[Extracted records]
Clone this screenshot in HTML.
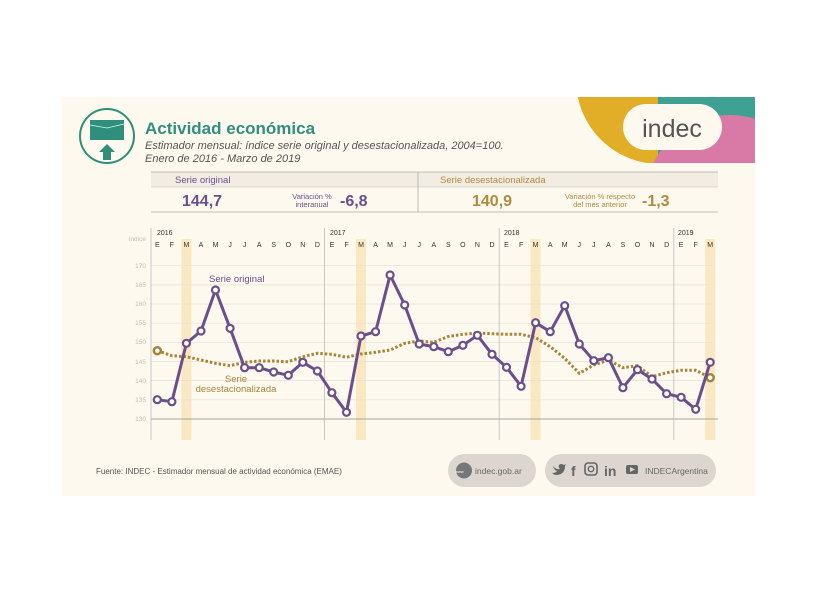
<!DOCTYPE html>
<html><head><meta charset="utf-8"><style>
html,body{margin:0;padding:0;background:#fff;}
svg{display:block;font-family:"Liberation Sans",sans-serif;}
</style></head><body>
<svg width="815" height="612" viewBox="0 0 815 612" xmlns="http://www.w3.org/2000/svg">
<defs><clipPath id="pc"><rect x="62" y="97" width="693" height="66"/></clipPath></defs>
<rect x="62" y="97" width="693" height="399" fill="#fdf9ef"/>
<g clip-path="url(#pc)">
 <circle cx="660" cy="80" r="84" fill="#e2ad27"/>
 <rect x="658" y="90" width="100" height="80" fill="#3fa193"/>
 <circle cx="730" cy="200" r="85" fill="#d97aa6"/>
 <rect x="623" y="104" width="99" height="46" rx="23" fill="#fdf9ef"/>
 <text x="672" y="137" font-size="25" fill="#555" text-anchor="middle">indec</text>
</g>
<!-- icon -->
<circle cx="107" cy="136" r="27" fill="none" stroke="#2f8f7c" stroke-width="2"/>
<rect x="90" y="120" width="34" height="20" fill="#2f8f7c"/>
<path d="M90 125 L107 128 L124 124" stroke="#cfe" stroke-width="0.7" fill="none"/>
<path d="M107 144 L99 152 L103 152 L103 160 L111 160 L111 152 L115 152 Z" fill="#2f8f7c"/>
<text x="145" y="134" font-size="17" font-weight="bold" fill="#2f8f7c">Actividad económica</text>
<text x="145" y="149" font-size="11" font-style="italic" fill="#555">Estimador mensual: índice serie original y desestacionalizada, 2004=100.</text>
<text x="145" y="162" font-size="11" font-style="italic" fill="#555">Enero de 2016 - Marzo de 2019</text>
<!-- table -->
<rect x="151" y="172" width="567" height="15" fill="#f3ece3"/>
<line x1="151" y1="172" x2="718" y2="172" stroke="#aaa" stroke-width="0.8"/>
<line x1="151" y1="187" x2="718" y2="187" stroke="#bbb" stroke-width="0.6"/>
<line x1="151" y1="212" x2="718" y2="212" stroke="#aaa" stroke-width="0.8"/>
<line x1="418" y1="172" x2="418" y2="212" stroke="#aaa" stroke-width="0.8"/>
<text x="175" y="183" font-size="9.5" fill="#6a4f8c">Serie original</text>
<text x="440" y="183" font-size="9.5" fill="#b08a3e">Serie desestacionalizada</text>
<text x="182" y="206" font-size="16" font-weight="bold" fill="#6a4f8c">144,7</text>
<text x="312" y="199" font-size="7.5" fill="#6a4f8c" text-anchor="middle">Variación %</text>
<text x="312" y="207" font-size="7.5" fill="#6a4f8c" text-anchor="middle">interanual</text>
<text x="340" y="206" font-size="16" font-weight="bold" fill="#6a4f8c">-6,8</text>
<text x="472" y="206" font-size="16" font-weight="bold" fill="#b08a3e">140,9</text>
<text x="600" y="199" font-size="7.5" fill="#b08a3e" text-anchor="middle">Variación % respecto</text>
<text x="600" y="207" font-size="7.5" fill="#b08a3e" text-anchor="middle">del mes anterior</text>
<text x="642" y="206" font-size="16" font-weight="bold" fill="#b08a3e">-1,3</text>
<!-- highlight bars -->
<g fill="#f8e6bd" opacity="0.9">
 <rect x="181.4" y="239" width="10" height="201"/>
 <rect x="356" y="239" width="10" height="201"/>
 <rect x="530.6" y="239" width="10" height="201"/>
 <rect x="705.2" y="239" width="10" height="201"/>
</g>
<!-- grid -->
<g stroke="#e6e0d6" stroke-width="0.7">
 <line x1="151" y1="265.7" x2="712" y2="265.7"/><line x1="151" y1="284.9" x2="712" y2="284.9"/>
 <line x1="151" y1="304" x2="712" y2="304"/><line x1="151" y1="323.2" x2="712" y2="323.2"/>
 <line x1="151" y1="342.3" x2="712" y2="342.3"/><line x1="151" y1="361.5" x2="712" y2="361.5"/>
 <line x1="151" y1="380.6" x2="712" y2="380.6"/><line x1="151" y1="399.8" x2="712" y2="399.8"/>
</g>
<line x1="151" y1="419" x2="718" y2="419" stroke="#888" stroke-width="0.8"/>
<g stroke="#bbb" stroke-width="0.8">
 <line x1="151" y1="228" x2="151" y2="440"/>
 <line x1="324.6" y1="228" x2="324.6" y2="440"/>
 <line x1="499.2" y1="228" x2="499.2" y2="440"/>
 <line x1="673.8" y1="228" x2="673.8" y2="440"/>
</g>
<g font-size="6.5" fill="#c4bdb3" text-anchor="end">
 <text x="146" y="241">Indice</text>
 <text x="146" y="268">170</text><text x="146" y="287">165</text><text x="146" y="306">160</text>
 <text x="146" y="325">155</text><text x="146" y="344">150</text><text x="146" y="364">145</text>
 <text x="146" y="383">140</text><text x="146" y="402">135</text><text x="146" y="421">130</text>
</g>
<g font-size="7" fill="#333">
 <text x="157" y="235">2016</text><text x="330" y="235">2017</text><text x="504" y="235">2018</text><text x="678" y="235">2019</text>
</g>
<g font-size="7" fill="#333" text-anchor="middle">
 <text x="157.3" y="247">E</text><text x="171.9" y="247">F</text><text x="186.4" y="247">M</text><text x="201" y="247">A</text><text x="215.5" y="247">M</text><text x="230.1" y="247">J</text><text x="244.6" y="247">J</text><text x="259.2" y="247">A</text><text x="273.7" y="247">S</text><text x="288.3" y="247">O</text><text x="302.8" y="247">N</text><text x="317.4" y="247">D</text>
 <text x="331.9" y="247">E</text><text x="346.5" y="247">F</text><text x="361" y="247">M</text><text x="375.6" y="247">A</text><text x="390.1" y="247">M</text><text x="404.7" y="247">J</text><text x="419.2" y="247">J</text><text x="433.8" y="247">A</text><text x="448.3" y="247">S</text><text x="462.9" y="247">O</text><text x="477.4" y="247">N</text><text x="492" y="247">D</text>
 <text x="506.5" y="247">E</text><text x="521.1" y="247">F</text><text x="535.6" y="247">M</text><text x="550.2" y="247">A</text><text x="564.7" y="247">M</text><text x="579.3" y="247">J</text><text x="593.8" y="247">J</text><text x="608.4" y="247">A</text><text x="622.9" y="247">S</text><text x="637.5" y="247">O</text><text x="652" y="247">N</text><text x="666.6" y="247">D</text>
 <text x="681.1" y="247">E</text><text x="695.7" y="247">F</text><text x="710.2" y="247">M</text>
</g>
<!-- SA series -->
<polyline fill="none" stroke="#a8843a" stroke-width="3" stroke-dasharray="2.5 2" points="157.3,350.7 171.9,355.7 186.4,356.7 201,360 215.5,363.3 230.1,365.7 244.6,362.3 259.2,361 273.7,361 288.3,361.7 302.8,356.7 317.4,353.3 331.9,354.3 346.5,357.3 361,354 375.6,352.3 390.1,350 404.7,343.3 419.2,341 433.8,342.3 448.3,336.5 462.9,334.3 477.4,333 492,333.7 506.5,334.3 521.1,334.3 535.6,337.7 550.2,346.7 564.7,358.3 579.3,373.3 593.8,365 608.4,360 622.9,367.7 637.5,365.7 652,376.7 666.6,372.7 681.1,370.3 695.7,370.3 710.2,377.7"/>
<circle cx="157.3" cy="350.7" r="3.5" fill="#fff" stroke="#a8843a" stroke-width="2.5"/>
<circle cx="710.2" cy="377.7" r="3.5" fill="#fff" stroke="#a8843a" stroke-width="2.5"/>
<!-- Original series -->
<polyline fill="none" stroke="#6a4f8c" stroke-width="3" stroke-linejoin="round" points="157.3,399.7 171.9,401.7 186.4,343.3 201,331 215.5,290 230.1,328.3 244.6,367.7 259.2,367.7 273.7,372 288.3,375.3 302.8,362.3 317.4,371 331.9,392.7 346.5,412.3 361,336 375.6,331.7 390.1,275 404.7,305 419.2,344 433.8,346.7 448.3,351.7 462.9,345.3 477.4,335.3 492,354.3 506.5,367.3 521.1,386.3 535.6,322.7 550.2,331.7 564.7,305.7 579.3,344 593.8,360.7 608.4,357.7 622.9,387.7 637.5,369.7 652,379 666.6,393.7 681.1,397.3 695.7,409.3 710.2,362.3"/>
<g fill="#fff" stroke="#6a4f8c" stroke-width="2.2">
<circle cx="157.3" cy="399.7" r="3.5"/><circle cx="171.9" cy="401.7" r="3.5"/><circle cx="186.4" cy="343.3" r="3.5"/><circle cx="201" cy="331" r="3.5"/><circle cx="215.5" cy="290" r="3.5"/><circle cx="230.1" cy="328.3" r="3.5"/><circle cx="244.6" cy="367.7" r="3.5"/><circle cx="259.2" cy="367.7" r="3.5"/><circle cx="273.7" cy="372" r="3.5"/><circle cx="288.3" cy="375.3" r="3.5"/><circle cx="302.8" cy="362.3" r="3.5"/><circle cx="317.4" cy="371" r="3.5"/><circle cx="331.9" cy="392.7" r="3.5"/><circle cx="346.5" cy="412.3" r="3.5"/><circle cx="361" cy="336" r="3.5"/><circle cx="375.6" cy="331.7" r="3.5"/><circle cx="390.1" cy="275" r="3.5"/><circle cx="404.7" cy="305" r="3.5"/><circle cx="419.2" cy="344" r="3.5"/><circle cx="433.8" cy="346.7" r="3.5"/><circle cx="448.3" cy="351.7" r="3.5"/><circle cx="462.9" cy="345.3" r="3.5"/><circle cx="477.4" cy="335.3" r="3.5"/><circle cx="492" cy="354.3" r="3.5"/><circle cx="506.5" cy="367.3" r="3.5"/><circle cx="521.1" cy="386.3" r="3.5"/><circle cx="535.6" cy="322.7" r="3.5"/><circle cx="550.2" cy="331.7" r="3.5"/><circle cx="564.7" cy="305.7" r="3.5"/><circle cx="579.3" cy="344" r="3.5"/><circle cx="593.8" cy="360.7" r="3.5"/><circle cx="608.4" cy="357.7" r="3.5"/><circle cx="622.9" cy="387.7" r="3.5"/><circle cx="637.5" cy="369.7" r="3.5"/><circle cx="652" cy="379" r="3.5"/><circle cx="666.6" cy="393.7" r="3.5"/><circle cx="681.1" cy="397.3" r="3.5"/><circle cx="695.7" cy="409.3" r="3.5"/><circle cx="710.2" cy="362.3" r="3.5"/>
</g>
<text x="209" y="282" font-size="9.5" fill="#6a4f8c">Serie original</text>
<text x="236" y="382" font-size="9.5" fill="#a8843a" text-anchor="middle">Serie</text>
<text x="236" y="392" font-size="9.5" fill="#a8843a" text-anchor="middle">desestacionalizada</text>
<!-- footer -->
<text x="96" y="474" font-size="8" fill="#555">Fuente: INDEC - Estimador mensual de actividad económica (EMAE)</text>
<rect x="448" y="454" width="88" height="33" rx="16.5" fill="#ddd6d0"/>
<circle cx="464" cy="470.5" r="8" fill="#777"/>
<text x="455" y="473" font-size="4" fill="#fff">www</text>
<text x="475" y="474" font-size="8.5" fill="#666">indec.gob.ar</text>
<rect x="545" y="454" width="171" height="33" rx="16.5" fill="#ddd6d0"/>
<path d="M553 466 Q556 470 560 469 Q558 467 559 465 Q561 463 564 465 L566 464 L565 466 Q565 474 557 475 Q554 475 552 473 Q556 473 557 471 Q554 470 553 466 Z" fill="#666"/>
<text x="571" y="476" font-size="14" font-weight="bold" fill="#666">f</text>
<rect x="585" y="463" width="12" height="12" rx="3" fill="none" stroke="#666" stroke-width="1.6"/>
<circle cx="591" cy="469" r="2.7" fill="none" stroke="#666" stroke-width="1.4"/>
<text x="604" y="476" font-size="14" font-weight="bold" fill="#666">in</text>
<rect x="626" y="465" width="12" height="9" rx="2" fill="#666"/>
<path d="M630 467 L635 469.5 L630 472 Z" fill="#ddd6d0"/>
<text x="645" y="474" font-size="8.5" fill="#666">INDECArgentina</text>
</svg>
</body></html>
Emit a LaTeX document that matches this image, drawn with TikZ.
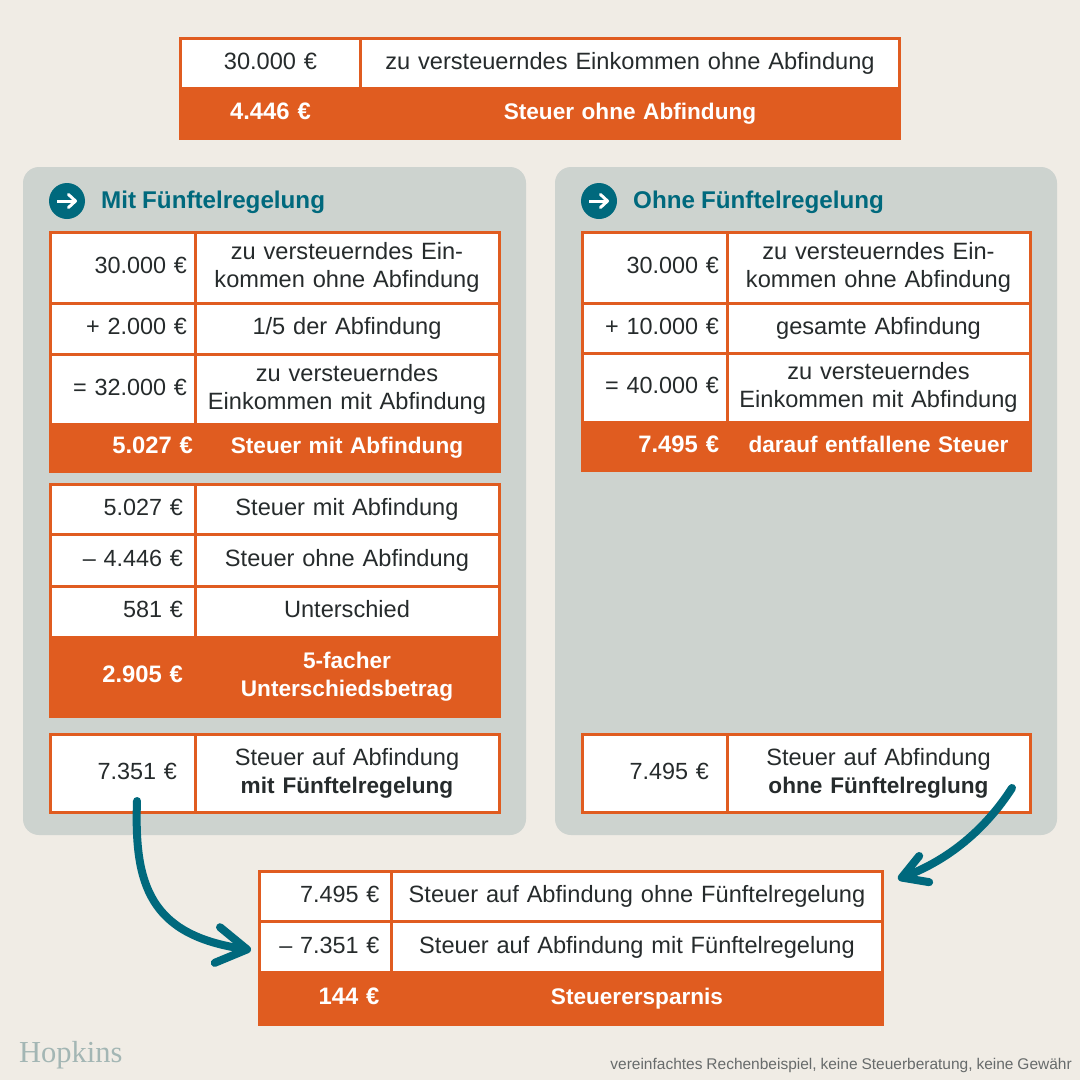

#### Task prompt:
Your task is to gather all lines from the entries above that hold the word "this".

#### Output below:
Clone this screenshot in HTML.
Emit a LaTeX document that matches this image, drawn with TikZ.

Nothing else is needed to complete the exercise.